Chère Bouillotte,
J’ai dû et je dois toujours me dire moi aussi que ma fille souffrait d’une grave maladie mentale, le syndrome état limite ou borderline qui l’avait amené à l’anorexie qui l’aidait à supporter l’autre maladie. (70% des personnes avec Borderline feraient des tentatives de suicide). Je la savais très fragile et extrêmement sensible depuis sa naissance, mais je ne me doutais pas que cette fragilité lui venait d’une maladie mentale. Je dirais qu’elle était sans aucune protection face aux sentiments et aux événements. Les hauts et les bas se succédaient pour elle tous les jours à toute vitesse. Combien de fois, je lui avais dit qu’il fallait relativiser, mais comment aurait-elle pu. Peu avant de devenir anorexique, elle m’avait dit qu’elle était malade, mais je tentais de la rassurer que ce n’était dû qu’à son âge et que cela allait passer. Jamais, je ne pouvais m’imaginer autre chose. Elle était intelligente et douée pour pleines de choses. Quand elle est tombée anorexique, elle me disait : « Maintenant, on voit que je suis malade. » Elle me disait avoir fait ce qu’on attendait d’elle pendant toute son enfance pour être comme tout le monde tout en se sentant différente. Je me demande à présent, à partir de quand la maladie s’est déclenchée, dès la naissance, à l’adolescence ?
Nous avons appris cette maladie seulement après son décès et seulement parce que nous avons demandé à son dernier psychothérapeute s’il elle avait souffert d’autre chose en dehors de l’anorexie. Si nous n’avions pas appris que c’était possible, nous n’aurions jamais su.

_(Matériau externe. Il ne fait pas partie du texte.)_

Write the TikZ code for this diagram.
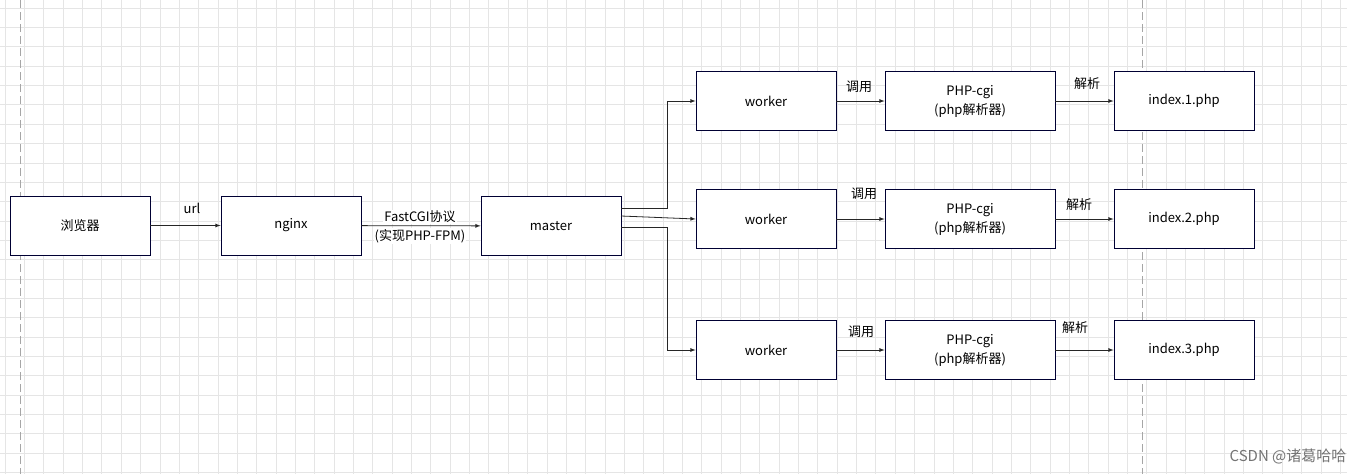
\documentclass[tikz,border=0pt]{standalone}
\usepackage{fontspec}
\setmainfont{Noto Sans CJK SC}
\begin{document}
\begin{tikzpicture}[x=1pt,y=-1pt,
  box/.style={draw=black!80!blue,line width=0.8pt,minimum width=140pt,minimum height=59pt,inner sep=0pt,font=\fontsize{13}{19}\selectfont,align=center},
  arr/.style={draw=black!85,line width=0.8pt,-latex},
  lab/.style={font=\fontsize{13}{15}\selectfont,inner sep=1pt}]
\useasboundingbox (0,0) rectangle (1347,474);
\fill[white] (0,0) rectangle (1347,474);
\foreach \x in {0,...,70} \draw[black!10,line width=0.6pt] ({5+19.35*\x},0) -- ({5+19.35*\x},474);
\foreach \y in {0,...,25} \draw[black!10,line width=0.6pt] (0,{8+19.35*\y}) -- (1347,{8+19.35*\y});
\draw[black!35,dashed,dash pattern=on 8pt off 4pt] (20,0) -- (20,474);
\draw[black!35,dashed,dash pattern=on 8pt off 4pt] (1142,0) -- (1142,474);
\node[box,fill=white] (b) at (80,225.5) {浏览器};
\node[box,fill=white] (n) at (291,225.5) {nginx};
\node[box,fill=white] (m) at (551,226) {master};
\foreach \i/\y in {1/101,2/219,3/350}{
  \node[box,fill=white] (w\i) at (766,\y) {worker};
  \node[box,fill=white,minimum width=170pt] (p\i) at (970,\y) {PHP-cgi\\(php解析器)};
  \node[box,fill=white] (x\i) at (1184,\y) {index.\i.php};
  \draw[arr] (w\i) -- (p\i);
  \draw[arr] (p\i) -- (x\i);
}
\draw[arr] (b) -- (n);
\draw[arr] (n) -- (m);
\coordinate (m1) at (621,208);
\coordinate (m2) at (621,216);
\coordinate (m3) at (621,227);
\draw[arr] (m1) -| (667,101) -- (w1.west);
\draw[arr] (m2) -- (w2.west);
\draw[arr] (m3) -| (667,350) -- (w3.west);
\node[lab] at (192,208) {url};
\node[lab,fill=white] at (420,217) {FastCGI协议};
\node[lab,fill=white] at (420,236) {(实现PHP-FPM)};
\node[lab] at (859,87) {调用};
\node[lab] at (1087,84) {解析};
\node[lab] at (864,194) {调用};
\node[lab] at (1079,205) {解析};
\node[lab] at (861,332) {调用};
\node[lab] at (1075,328) {解析};
\node[font=\fontsize{15}{17}\selectfont,text=black!55] at (1288,456) {CSDN @诸葛哈哈};
\end{tikzpicture}
\end{document}
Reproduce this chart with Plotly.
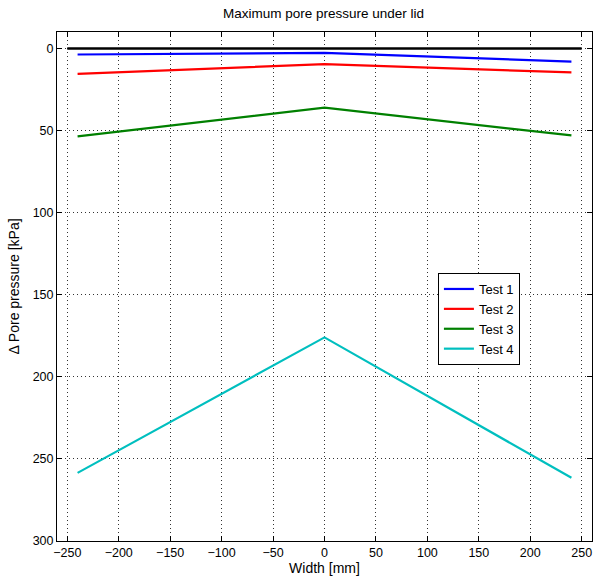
import plotly.graph_objects as go

width_mm = [-240, 0, 240]
test1 = [3.7, 2.7, 8.0]
test2 = [15.5, 9.6, 14.6]
test3 = [53.6, 36.1, 53.0]
test4 = [258.5, 176.0, 261.5]
ref_x = [-250, 250]
ref_y = [0, 0]
names = ["Test 1", "Test 2", "Test 3", "Test 4"]
colors = ["#0000ff", "#ff0000", "#008000", "#00bfbf"]
x_ticks = [-250, -200, -150, -100, -50, 0, 50, 100, 150, 200, 250]
y_ticks = [0, 50, 100, 150, 200, 250, 300]

fig = go.Figure()
fig.add_trace(go.Scatter(x=ref_x, y=ref_y, mode="lines", line=dict(color="black", width=2.5),
                         showlegend=False, hoverinfo="skip"))
for n, c, s in zip(names, colors, [test1, test2, test3, test4]):
    fig.add_trace(go.Scatter(x=width_mm, y=s, mode="lines", name=n, line=dict(color=c, width=2.2)))

font = "Liberation Sans, Arial, sans-serif"
fig.update_layout(
    width=593, height=577,
    margin=dict(l=57, r=1, t=32, b=36),
    paper_bgcolor="white", plot_bgcolor="white",
    font=dict(family=font, size=12, color="black"),
    title=dict(text="Maximum pore pressure under lid", x=0.5455, xanchor="center",
               y=1 - 13/577, yanchor="middle", font=dict(size=13.5)),
    legend=dict(x=0.712, y=0.5265, xanchor="left", yanchor="top",
                bordercolor="black", borderwidth=1, bgcolor="white",
                font=dict(size=13), tracegroupgap=0, itemwidth=30),
)
axis_common = dict(showline=True, linecolor="black", linewidth=1, mirror="allticks",
                   ticks="inside", ticklen=5, tickcolor="black",
                   showgrid=True, gridcolor="#333333", griddash="1px,3px", gridwidth=1,
                   zeroline=False, tickfont=dict(size=12.5))
fig.update_xaxes(range=[-260, 260], tickvals=x_ticks, title=dict(text="Width [mm]", standoff=2),
                 **axis_common)
fig.update_yaxes(range=[300, -10], tickvals=y_ticks, title=dict(text="Δ Pore pressure [kPa]", standoff=9),
                 **axis_common)

fig.write_html("out.html")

Je pense qu’aucun psy n’a jamais dit à ma fille de quoi elle souffrait vraiment alors qu’elle se posait des questions. Tout le monde se focalisait sur l’anorexie. Nous n’avions jamais entendu parler de cette maladie. Sinon, le cours des choses auraient peut-être été différent. Au moins, nous aurions réagi différemment.
Je connais ton désarroi. Apprendre la maladie de son enfant est difficile, même si celle-ci ne le fait plus souffrir.
Il est important que tu puisses parler le plus possible de ton fils maintenant et que tu puisses pleurer : « user son deuil » comme Ch Fauré dit si je me souviens bien.